2. **How Volume Changes with a Tiny Side Increase:** Imagine our cube has a side length of 's'. If the side grows just a tiny, tiny bit (let's call this tiny bit 'x'), the new side length becomes (s + x). The new volume will be (s + x)³.
If we multiply (s + x) by itself three times, it turns out like this:
(s + x)³ = s³ + 3s²x + 3sx² + x³.
The original volume was s³. So, the increase in volume is the difference: (3s²x + 3sx² + x³).
Now, here's a smart trick: if 'x' is super, super tiny (like almost zero), then 'x²' (x times x) becomes even tinier, and 'x³' becomes unbelievably tiny! So, we can almost ignore the parts with x² and x³ because they are so small they barely make a difference.
This means the increase in volume is *mostly* due to the 3s²x part. So, Increase in Volume ≈ 3s²x.

3. **Connect to the Rate of Expansion:** The problem tells us that the edge is growing at 3 centimeters *every second*. This means that in any tiny moment of time (let's say, a tiny fraction of a second), the amount the side grows ('x') is equal to 3 cm/second multiplied by that tiny fraction of a second.
So, 'x' (the tiny increase in side length) = 3 × (tiny amount of time).
Let's put this into our increase in volume: Increase in Volume ≈ 3s² × (3 × tiny amount of time).
This simplifies to: Increase in Volume ≈ 9s² × (tiny amount of time).

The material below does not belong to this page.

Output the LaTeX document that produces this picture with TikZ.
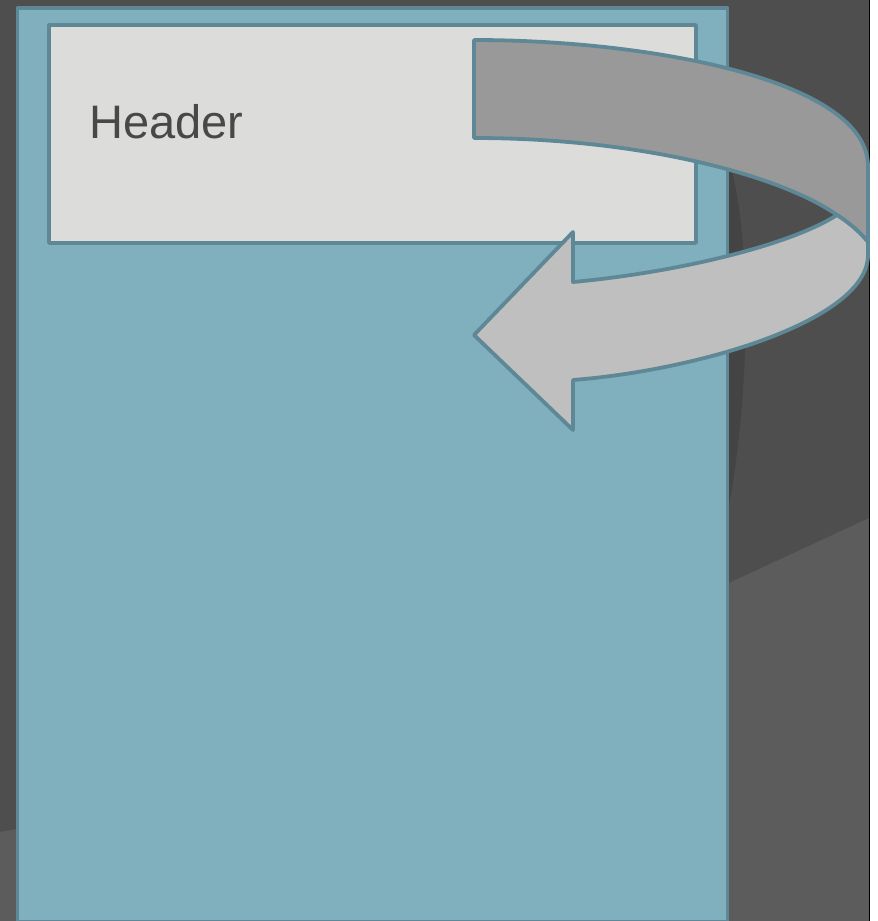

4. **Calculate the Rate of Change of Volume:** To find how fast the volume is changing (the rate), we just divide the increase in volume by the tiny amount of time that passed:
Rate of Change of Volume = (Increase in Volume) / (tiny amount of time)
Rate of Change of Volume ≈ (9s² × tiny amount of time) / (tiny amount of time)
So, the Rate of Change of Volume is approximately 9s² cubic centimeters per second.

5. **Solve for Specific Edge Lengths:**
(a) **When each edge (s) is 1 centimeter:**
Rate of Change of Volume = 9 × (1 cm)² = 9 × 1 = 9 cubic centimeters per second.
(b) **When each edge (s) is 10 centimeters:**
Rate of Change of Volume = 9 × (10 cm)² = 9 × 100 = 900 cubic centimeters per second.